Engine coolant, often referred to as antifreeze, is a specialized fluid that performs two primary functions within your vehicle’s engine. The fluid is composed of a glycol base, typically ethylene or propylene glycol, mixed with water and a package of chemical additives. Its primary role is to manage the extreme temperatures generated during combustion by absorbing excess heat and transferring it to the radiator for dissipation. The glycol component also lowers the fluid’s freezing point in cold weather and raises its boiling point in hot conditions, ensuring the engine remains within its optimal operating temperature range.
Understanding Coolant Chemical Types
The chemical composition of the corrosion-inhibiting additives is what truly defines an engine coolant, not the color of the liquid. Coolants are broadly categorized into three main technology groups based on these inhibitor packages, which are formulated to protect different metal alloys found in various engine designs.

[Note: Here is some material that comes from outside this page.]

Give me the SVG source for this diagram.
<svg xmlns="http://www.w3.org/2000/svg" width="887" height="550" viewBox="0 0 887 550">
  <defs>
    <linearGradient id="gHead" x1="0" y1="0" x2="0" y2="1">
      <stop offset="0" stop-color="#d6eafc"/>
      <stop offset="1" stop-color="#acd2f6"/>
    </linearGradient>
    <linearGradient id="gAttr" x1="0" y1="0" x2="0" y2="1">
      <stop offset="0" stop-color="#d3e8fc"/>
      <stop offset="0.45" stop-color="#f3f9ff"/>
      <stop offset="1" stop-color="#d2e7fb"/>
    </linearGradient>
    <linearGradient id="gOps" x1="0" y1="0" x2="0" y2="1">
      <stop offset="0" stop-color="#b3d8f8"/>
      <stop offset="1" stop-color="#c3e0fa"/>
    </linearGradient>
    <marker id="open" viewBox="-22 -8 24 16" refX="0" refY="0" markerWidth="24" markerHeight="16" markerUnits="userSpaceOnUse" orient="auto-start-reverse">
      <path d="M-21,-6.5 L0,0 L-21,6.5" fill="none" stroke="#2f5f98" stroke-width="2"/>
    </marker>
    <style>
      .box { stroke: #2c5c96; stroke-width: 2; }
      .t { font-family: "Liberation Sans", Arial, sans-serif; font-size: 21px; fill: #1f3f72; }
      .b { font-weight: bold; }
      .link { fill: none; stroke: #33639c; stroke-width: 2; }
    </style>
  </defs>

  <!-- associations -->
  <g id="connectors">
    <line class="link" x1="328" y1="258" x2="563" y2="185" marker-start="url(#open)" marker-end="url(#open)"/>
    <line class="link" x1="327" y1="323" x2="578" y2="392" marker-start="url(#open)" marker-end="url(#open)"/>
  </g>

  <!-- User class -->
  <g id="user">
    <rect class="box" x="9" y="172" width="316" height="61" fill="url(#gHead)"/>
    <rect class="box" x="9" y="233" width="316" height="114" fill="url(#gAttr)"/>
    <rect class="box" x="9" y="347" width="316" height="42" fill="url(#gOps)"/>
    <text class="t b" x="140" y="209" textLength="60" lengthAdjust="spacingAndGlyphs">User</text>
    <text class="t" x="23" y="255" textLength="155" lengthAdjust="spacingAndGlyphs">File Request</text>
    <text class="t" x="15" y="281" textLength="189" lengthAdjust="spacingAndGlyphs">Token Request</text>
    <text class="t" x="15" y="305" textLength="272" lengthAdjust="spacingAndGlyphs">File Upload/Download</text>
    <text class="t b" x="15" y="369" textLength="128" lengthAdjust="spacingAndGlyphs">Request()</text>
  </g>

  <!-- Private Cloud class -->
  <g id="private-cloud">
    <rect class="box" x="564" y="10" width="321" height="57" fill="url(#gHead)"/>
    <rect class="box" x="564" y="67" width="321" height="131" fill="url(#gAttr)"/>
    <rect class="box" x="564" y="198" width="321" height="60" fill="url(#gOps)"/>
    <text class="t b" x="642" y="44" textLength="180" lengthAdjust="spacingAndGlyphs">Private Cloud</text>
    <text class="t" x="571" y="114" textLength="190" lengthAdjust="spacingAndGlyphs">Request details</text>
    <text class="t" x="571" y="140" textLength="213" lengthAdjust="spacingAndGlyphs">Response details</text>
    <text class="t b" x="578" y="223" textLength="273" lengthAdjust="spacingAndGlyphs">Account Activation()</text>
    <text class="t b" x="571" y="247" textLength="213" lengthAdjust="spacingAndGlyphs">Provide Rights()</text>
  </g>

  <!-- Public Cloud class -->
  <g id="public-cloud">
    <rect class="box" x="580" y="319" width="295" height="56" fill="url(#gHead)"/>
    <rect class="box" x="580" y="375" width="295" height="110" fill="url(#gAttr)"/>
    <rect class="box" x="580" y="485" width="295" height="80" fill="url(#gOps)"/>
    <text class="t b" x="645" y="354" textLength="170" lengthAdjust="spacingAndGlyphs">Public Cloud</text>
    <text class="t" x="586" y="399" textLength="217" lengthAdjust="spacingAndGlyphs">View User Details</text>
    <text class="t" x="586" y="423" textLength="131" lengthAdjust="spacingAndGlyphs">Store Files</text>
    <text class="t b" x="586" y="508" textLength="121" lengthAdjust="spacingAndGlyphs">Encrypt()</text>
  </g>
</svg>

Inorganic Acid Technology (IAT) represents the original coolant chemistry, often recognizable by its traditional green color. IAT formulations use inorganic salts like silicates and phosphates to form a protective layer across all metal surfaces within the cooling system. This barrier provides immediate corrosion protection, but the inhibitors are consumed relatively quickly, necessitating fluid replacement every two years or 30,000 miles.
Organic Acid Technology (OAT) coolants, commonly appearing as orange, red, or sometimes yellow, forgo the use of silicates and phosphates. Instead, they rely on organic acids, such as carboxylates, which bond directly only to areas of exposed metal where corrosion is starting. This slower-acting, localized protection method allows OAT coolants to have a significantly longer service life, often lasting up to five years or 150,000 miles.
Hybrid Organic Acid Technology (HOAT) was developed as a bridge between the two previous types, combining the best attributes of both. HOAT formulations utilize the long-life organic acids from OAT but integrate a small amount of fast-acting inorganic compounds, usually silicates, to ensure rapid protection of aluminum components. This chemistry is preferred by many manufacturers, particularly in European and domestic vehicles, providing extended life while maintaining robust defense against corrosion and cavitation.
Identifying the Manufacturer Specifications for Your Vehicle
The most reliable way to determine the correct coolant is to consult the vehicle’s owner’s manual, prioritizing the specific performance specification over any suggested color. Manufacturers detail precise requirements, often referencing industry standards like the ASTM D3306 for light-duty vehicles or the more rigorous D6210 for heavy-duty applications. Relying on the fluid color alone is unreliable, as manufacturers use various dyes, meaning a blue coolant from one brand might be a silicate-heavy HOAT, while a blue coolant from another is a silicate-free OAT.
European and certain domestic vehicle manufacturers often use proprietary codes, such as the widely recognized G-codes (e.g., G48, G30, G40), derived from the BASF Glysantin line of coolants. These codes directly correspond to the underlying chemical technology, with G48 typically indicating a silicate-containing HOAT, and G30 or G40 often signifying a specific OAT or Silicated-OAT (Si-OAT) formulation. Locating this exact code, which may also be printed on the coolant reservoir cap or a label near the radiator, is the definitive action to ensure chemical compatibility.
Once the specification is identified, the consumer must decide between a concentrated formula or a pre-diluted 50/50 mix. Concentrated coolant requires mixing with distilled water to achieve the necessary 50% glycol concentration for optimal freeze and boil protection. Purchasing a 50/50 pre-mix is generally the safer option for topping off or minor fluid additions, as it eliminates the risk of using tap water, which contains minerals that can cause scale buildup and accelerate corrosion within the system.
Risks of Mixing Coolants and Using Universal Formulas
Mixing coolants that utilize incompatible corrosion inhibitor technologies can lead to immediate and costly damage to the cooling system. Specifically, combining a silicate-based IAT coolant with a carboxylate-based OAT coolant causes the different additive packages to react against each other. This chemical incompatibility often results in the precipitation of the inhibitors, which forms a thick, gelatinous sludge or abrasive particles.
The resulting sludge rapidly clogs the narrow passages of the radiator and heater core, significantly impairing the system’s ability to dissipate heat. When the coolant cannot circulate properly, the engine temperature quickly rises, leading to overheating, head gasket failure, and pump damage. Even a small amount of an incompatible fluid can diminish the corrosion protection of the entire mixture, reducing the lifespan of the more effective, long-life coolant.
Some products are marketed as “universal” or “all-makes, all-models,” claiming chemical compatibility with all coolant types. While these formulas may not cause an immediate gelling reaction, they may not contain the specific, tailored additives required for the specialized metals in a particular engine, such as the low-silicate or phosphate levels specified by certain manufacturers. Using a non-OEM approved universal formula can compromise the long-term corrosion protection, potentially leading to accelerated degradation of water pump seals or aluminum surfaces over time.